Aim of the exercise:
Leave out the pictures and restate the rest of the data exactly.

Provided material:
================
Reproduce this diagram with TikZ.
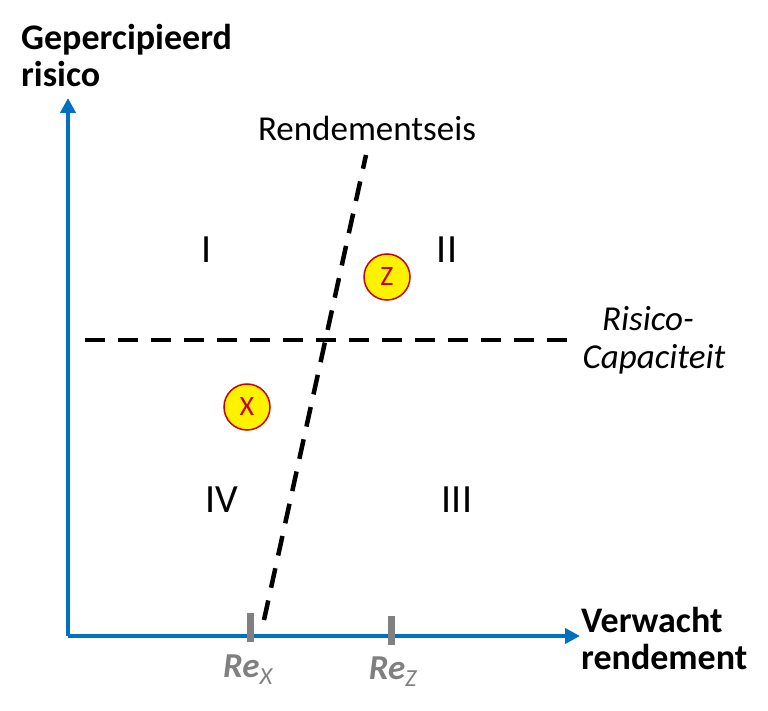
\documentclass[tikz,border=0pt]{standalone}
\usepackage{fontspec}
\setmainfont{Carlito}
\usetikzlibrary{arrows.meta}
\definecolor{axisblue}{RGB}{0,112,192}
\definecolor{tickgray}{RGB}{128,128,128}
\definecolor{markred}{RGB}{204,0,0}
\tikzset{
  axis/.style={line width=4pt, axisblue, -{Triangle[length=15pt,width=15pt]}},
  eisline/.style={line width=4.5pt, dash pattern=on 20pt off 13pt},
  tickmark/.style={line width=7pt, tickgray},
  quadrant/.style={font=\fontsize{40}{40}\selectfont},
  stock/.style={circle, draw=markred, line width=1.5pt, fill=yellow, minimum size=46pt, inner sep=0pt, text=markred, font=\fontsize{28}{28}\selectfont},
  axlabel/.style={align=left, inner sep=0pt, font=\bfseries\fontsize{36}{37}\selectfont},
  relabel/.style={tickgray, font=\bfseries\itshape\fontsize{35}{35}\selectfont},
}
\begin{document}
\begin{tikzpicture}[x=1pt, y=-1pt]
    \useasboundingbox (0,0) rectangle (768,711);
    % axes
    \coordinate (origin) at (68,636);
    \coordinate (ytop) at (68,98);
    \coordinate (xend) at (580,636);
    \draw[axis] (origin) -- (ytop);
    \draw[axis] (origin) -- (xend);
    \node[axlabel, anchor=north west] (ylabel) at (21,24) {Gepercipieerd\\risico};
    \node[axlabel, anchor=north west] (xlabel) at (581,607) {Verwacht\\rendement};
    % risk capacity and required return
    \coordinate (capleft) at (85,340);
    \coordinate (capright) at (568,340);
    \draw[eisline] (capleft) -- (capright);
    \coordinate (eisbottom) at (264,620);
    \coordinate (eistop) at (366,155);
    \draw[eisline] (eisbottom) -- (eistop);
    \node[font=\fontsize{35}{35}\selectfont] (eislabel) at (367,128) {Rendementseis};
    \node[align=center, font=\itshape\fontsize{35}{38}\selectfont] (caplabel) at (654,340) {\hspace*{-12pt}Risico-\\Capaciteit};
    % quadrants
    \node[quadrant] (qI) at (207,250) {I};
    \node[quadrant] (qII) at (447,250) {II};
    \node[quadrant] (qIII) at (457,500) {III};
    \node[quadrant] (qIV) at (222,500) {IV};
    % portfolios
    \node[stock] (z) at (387,277) {Z};
    \node[stock] (x) at (247,407) {X};
    % return ticks
    \draw[tickmark] (250,613) -- (250,642);
    \draw[tickmark] (391,616) -- (391,645);
    \node[relabel] (rex) at (248,670) {Re\textsubscript{\mdseries X}};
    \node[relabel] (rez) at (393,672) {Re\textsubscript{\mdseries Z}};
\end{tikzpicture}
\end{document}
================
Result of the exercise:
Reproduce this diagram with TikZ.
\documentclass[tikz,border=0pt]{standalone}
\usepackage{fontspec}
\setmainfont{Carlito}
\usetikzlibrary{arrows.meta}
\definecolor{axisblue}{RGB}{0,112,192}
\definecolor{tickgray}{RGB}{128,128,128}
\definecolor{markred}{RGB}{204,0,0}
\tikzset{
  axis/.style={line width=4pt, axisblue, -{Triangle[length=15pt,width=15pt]}},
  eisline/.style={line width=4.5pt, dash pattern=on 20pt off 13pt},
  tickmark/.style={line width=7pt, tickgray},
  quadrant/.style={font=\fontsize{40}{40}\selectfont},
  stock/.style={circle, draw=markred, line width=1.5pt, fill=yellow, minimum size=46pt, inner sep=0pt, text=markred, font=\fontsize{28}{28}\selectfont},
  axlabel/.style={align=left, inner sep=0pt, font=\bfseries\fontsize{36}{37}\selectfont},
  relabel/.style={tickgray, font=\bfseries\itshape\fontsize{35}{35}\selectfont},
}
\begin{document}
\begin{tikzpicture}[x=1pt, y=-1pt]
    \useasboundingbox (0,0) rectangle (768,711);
    % axes
    \coordinate (origin) at (68,636);
    \coordinate (ytop) at (68,98);
    \coordinate (xend) at (580,636);
    \draw[axis] (origin) -- (ytop);
    \draw[axis] (origin) -- (xend);
    \node[axlabel, anchor=north west] (ylabel) at (21,24) {Gepercipieerd\\risico};
    \node[axlabel, anchor=north west] (xlabel) at (581,607) {Verwacht\\rendement};
    % risk capacity and required return
    \coordinate (capleft) at (85,340);
    \coordinate (capright) at (568,340);
    \draw[eisline] (capleft) -- (capright);
    \coordinate (eisbottom) at (264,620);
    \coordinate (eistop) at (366,155);
    \draw[eisline] (eisbottom) -- (eistop);
    \node[font=\fontsize{35}{35}\selectfont] (eislabel) at (367,128) {Rendementseis};
    \node[align=center, font=\itshape\fontsize{35}{38}\selectfont] (caplabel) at (654,340) {\hspace*{-12pt}Risico-\\Capaciteit};
    % quadrants
    \node[quadrant] (qI) at (207,250) {I};
    \node[quadrant] (qII) at (447,250) {II};
    \node[quadrant] (qIII) at (457,500) {III};
    \node[quadrant] (qIV) at (222,500) {IV};
    % portfolios
    \node[stock] (z) at (387,277) {Z};
    \node[stock] (x) at (247,407) {X};
    % return ticks
    \draw[tickmark] (250,613) -- (250,642);
    \draw[tickmark] (391,616) -- (391,645);
    \node[relabel] (rex) at (248,670) {Re\textsubscript{\mdseries X}};
    \node[relabel] (rez) at (393,672) {Re\textsubscript{\mdseries Z}};
\end{tikzpicture}
\end{document}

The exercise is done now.